Regardless, it’s not hate mail that I’ve started to dread about my inbox — it’s what I’ve come to refer to as complaint mail. Some cosmic switch must have flipped in the past few months because an increasing number of people are feeling pretty victimized out there. In saying all of this, I am not commenting on the validity of their claims — not in the least — well, except perhaps to say that absolutely nothing has happened in Sun City Center or even in Hillsborough County that could possibly be compared to what Hitler did. Seriously — nothing. There is nothing even close.
In fact, I would be willing to bet that we could gather up every single Really Bad Person in Hillsborough County, mash them all together into some seriously vile beast, and we still wouldn’t get Hitler. So I have to respectfully ask that we have a moratorium on the Hitler comparisons. Because there is no comparison. Not even with what your crazy neighbor did.
So, continuing on … I’m certain that much of the complaint mail that I’ve been receiving of late has validity. But the problem is, some people aren’t just interested in solving a problem — they want the entire freaking earth scorched in the process of vindication. Seriously — not everyone wants simple reporting on an issue of societal concern; they want death, destruction and veins in their teeth.
I’m sorry, that’s not going to happen. Not in this newspaper. Not in any legitimate newspaper.
Here’s the problem with scorched-earth philosophies and newspapers: We get a call, an email or even an anonymous letter that some bad person is doing some bad thing.

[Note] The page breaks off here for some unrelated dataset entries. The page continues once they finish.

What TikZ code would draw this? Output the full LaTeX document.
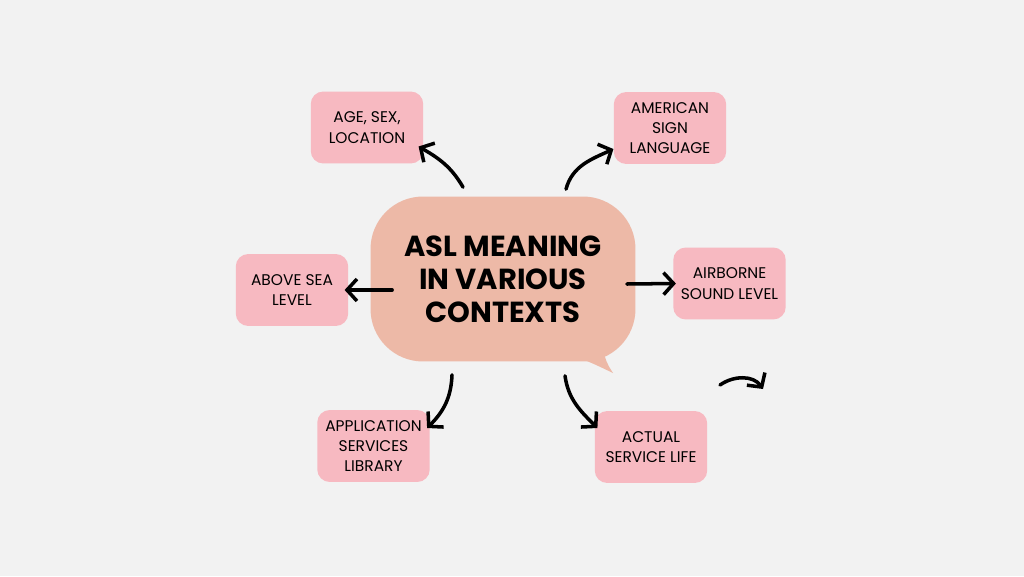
\documentclass[tikz,border=0pt]{standalone}
\usepackage{fontspec}
\setmainfont{Poppins}
\usetikzlibrary{arrows.meta,calc}

\definecolor{paper}{HTML}{F2F2F2}
\definecolor{bubblepeach}{HTML}{EDB9A7}
\definecolor{boxpink}{HTML}{F7B9C1}

\begin{document}
\begin{tikzpicture}[x=0.02cm,y=0.02cm]
    \tikzset{TopicStyle/.style = {%
        shape= rectangle,
        rounded corners= 0.25cm,
        fill= boxpink,
        minimum width= 2.25cm,
        minimum height= 1.44cm,
        align= center,
        inner sep= 2pt,
        font= \fontsize{8.8}{11.6}\selectfont},
      BubbleStyle/.style = {%
        shape= rectangle,
        rounded corners= 1.05cm,
        fill= bubblepeach,
        minimum width= 5.3cm,
        minimum height= 3.3cm,
        align= center,
        font= \bfseries\fontsize{16.5}{18.7}\selectfont},
      Link/.style = {%
        line width= 2pt,
        line cap= round,
        -{Straight Barb[length=2mm,width=4.4mm]}}}
    \fill[paper] (0,0) rectangle (1024,576);
    \useasboundingbox (0,0) rectangle (1024,576);
    % speech bubble
    \fill[bubblepeach] (568,222) .. controls (590,214) .. (613,203)
        .. controls (606,214) .. (602,232) -- cycle;
    \node[BubbleStyle] (asl) at (503,297) {ASL MEANING\\IN VARIOUS\\CONTEXTS};
    \node[TopicStyle] (age)  at (367,448.5) {AGE, SEX,\\LOCATION};
    \node[TopicStyle] (amer) at (670,448) {AMERICAN\\SIGN\\LANGUAGE};
    \node[TopicStyle] (sea)  at (292,286) {ABOVE SEA\\LEVEL};
    \node[TopicStyle] (air)  at (729.5,292.5) {AIRBORNE\\SOUND LEVEL};
    \node[TopicStyle] (app)  at (373.5,130) {APPLICATION\\SERVICES\\LIBRARY};
    \node[TopicStyle] (life) at (651,129) {ACTUAL\\SERVICE LIFE};
    \draw[Link] ($(asl.north)+(-40,9)$) to[out=120,in=-30] ($(age.east)+(-5,-19)$);
    \draw[Link] ($(asl.north)+(63,7)$) to[out=75,in=205] ($(amer.west)+(0,-21)$);
    \draw[Link] ($(asl.west)+(22,-11)$) -- ($(sea.east)+(-4,0)$);
    \draw[Link] ($(asl.east)+(-9,-5)$) -- ($(air.west)+(3,0)$);
    \draw[Link] ($(asl.south)+(-51,-13)$) to[out=-92,in=45] ($(app.east)+(-3,18)$);
    \draw[Link] ($(asl.south)+(62,-14)$) to[out=-82,in=135] ($(life.west)+(3,19)$);
    % loose arrow
    \coordinate (loose-a) at (720,191);
    \coordinate (loose-b) at (763,187);
    \draw[Link] (loose-a) to[out=35,in=125] (loose-b);
    %\node[TopicStyle] at (800,100) {};
\end{tikzpicture}
\end{document}
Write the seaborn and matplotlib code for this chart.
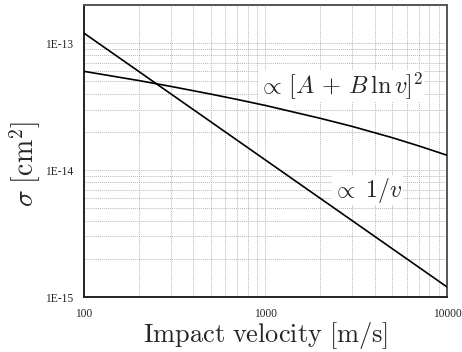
import numpy as np
import pandas as pd
import matplotlib
matplotlib.use("Agg")
import matplotlib.pyplot as plt
import seaborn as sns
from matplotlib.ticker import LogLocator, FixedLocator, FixedFormatter, NullFormatter

# Impact velocity [m/s] and cross sections [cm^2]
v_log = [100, 200, 300, 500, 700, 1000, 2000, 3000, 5000, 7000, 10000]
sigma_log = [6.0e-14, 5.08e-14, 4.57e-14, 3.97e-14, 3.60e-14, 3.23e-14,
             2.56e-14, 2.21e-14, 1.80e-14, 1.55e-14, 1.31e-14]
v_inv = [100, 1000, 10000]
sigma_inv = [1.2e-13, 1.2e-14, 1.2e-15]

x_ticks = [100, 1000, 10000]
x_ticklabels = ["100", "1000", "10000"]
y_ticks = [1e-15, 1e-14, 1e-13]
y_ticklabels = ["1E-15", "1E-14", "1E-13"]

sns.set_style("white")
plt.rcParams["mathtext.fontset"] = "cm"

df = pd.concat([
    pd.DataFrame({"v": v_log, "sigma": sigma_log, "model": "log"}),
    pd.DataFrame({"v": v_inv, "sigma": sigma_inv, "model": "inv"}),
])

fig = plt.figure(figsize=(4.62, 3.52), dpi=100)
ax = fig.add_axes([84 / 462, 1 - 297 / 352, (447 - 84) / 462, (297 - 5) / 352])

sns.lineplot(data=df, x="v", y="sigma", hue="model", palette=["black", "black"],
             linewidth=1.2, legend=False, ax=ax, sort=False, estimator=None)

ax.set_xscale("log")
ax.set_yscale("log")
ax.set_xlim(100, 10000)
ax.set_ylim(1e-15, 2e-13)

ax.xaxis.set_major_locator(FixedLocator(x_ticks))
ax.xaxis.set_major_formatter(FixedFormatter(x_ticklabels))
ax.yaxis.set_major_locator(FixedLocator(y_ticks))
ax.yaxis.set_major_formatter(FixedFormatter(y_ticklabels))
ax.xaxis.set_minor_locator(LogLocator(base=10, subs=np.arange(2, 10)))
ax.yaxis.set_minor_locator(LogLocator(base=10, subs=np.arange(2, 10)))
ax.xaxis.set_minor_formatter(NullFormatter())
ax.yaxis.set_minor_formatter(NullFormatter())

ax.grid(True, which="both", linestyle=(0, (1, 1)), color="#b8b8b8", linewidth=0.7)

for lab in ax.get_xticklabels() + ax.get_yticklabels():
    lab.set_fontfamily("Liberation Serif")
    lab.set_fontsize(8.3)

ax.tick_params(which="major", direction="inout", length=8, width=1.0, color="#222222",
               top=False, right=False)
ax.tick_params(which="minor", direction="inout", length=5, width=0.9, color="#222222",
               top=False, right=False)
ax.tick_params(axis="x", which="major", pad=4)
ax.tick_params(axis="y", which="major", pad=4)

for side in ["left", "bottom"]:
    ax.spines[side].set_color("#222222")
    ax.spines[side].set_linewidth(1.4)
for side in ["top", "right"]:
    ax.spines[side].set_color("#555555")
    ax.spines[side].set_linewidth(1.4)

ax.set_xlabel(r"$\mathrm{Impact\ velocity\ [m/s]}$", fontsize=19, labelpad=0)
ax.set_ylabel(r"$\sigma\ [\mathrm{cm}^2]$", fontsize=20)
ax.yaxis.set_label_coords(-0.113, 0.455)

box = dict(facecolor="white", edgecolor="none", pad=0.0)
ax.text(2600, 4.6e-14, r"$\propto\,[A\,+\,B\,\ln v]^2$", fontsize=17.5,
        ha="center", va="center", bbox=box)
ax.text(3650, 6.9e-15, r"$\propto\ 1/v$", fontsize=17,
        ha="center", va="center", bbox=box)
ax.lines[0].set_zorder(3)
ax.lines[1].set_zorder(3)

fig.savefig("out.png", dpi=100)
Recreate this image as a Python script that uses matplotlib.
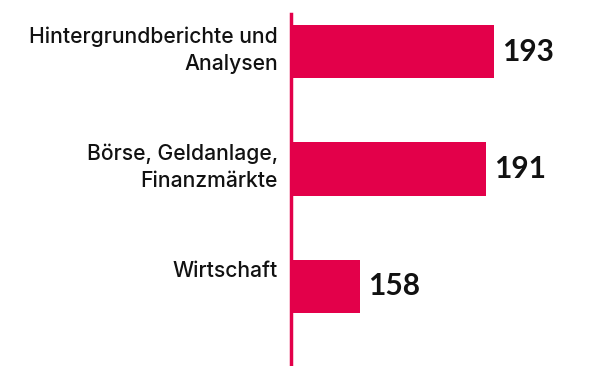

As part of determining if a news article is warranted, we’ll get the writer’s or caller’s side of the story.
But here’s where we run into some trouble with that first person: We’ll also go to get the other, supposedly evil, person’s side of the story. So you might wind up with two people using verbal flamethrowers against each other or you might end up with one flamethrower and a “no comment.”
And speaking of which, when I was too new to be the old-guy-in-the-newsroom-writing-happy-stories, I always strongly discouraged the use of “no comment.” Nothing makes you look more like … well, not Hitler, certainly, but at a minimum a guy with something to hide.
Aside from columns such as this (yes, I appreciate the coincidence), our position isn’t to scorch the freaking earth — at least not without trying to get a comment from the evildoer.
All that said, there really are legitimate complaints — and evildoers — out there. Sometimes we can help. Sometimes we can’t. Almost always, such things involve pain and sadness. There is nothing fun about it. Even when we can help, that doesn’t remove the original wrong.
That there are indeed legitimate victims out there is a problem that only seems to be getting worse, likely because we are rapidly becoming a more stratified planet. People are feeling squeezed for every last moment and every last penny — and while no one entity feels as though they are responsible, the sum total of all of the squeezing is sometimes downright overwhelming.
Unfortunately, I doubt we’ll see the end of that until the day comes when some evil-dabbling corporation’s board of directors is sitting on a Texas death row in custom-tailored suits. In other words, don’t hold your breath for it.
Despite all of that, we really need to find a way to laugh again. I think a lot of people, myself included, need to find some humor in our lives. People are wound really tight, and now and again a seam or two pops. It’s not always pretty.
Certainly, we’ve had our trials over the past decade or so, but I think a bunch of people just stopped laughing entirely when serious suggestions were thrown around about having plastic sheeting and duct tape on hand to build your own survival shelter in a coat closet.
Yes, there are ugly realities in life, but that’s no way to live.
I think that just like world evil and marina showers, we can get accustomed to humor again. In fact, I think it’s more important than ever that we do. It’s getting bad out there, and before you know it, people’s heads are going to start exploding. That would be A Very Bad Thing and certainly nothing to laugh about.
I had a doctor’s appointment last week. All went as would be expected and I skipped out of there giggling to myself. If anyone behind the desk had so much as started to say, “Hey! Wait! You’re due for a col…” — I would have been halfway down Cypress Creek Boulevard flying back to Ruskin laughing maniacally before the rest of it came out.
Colonoscopy. It’s kind of a funny word.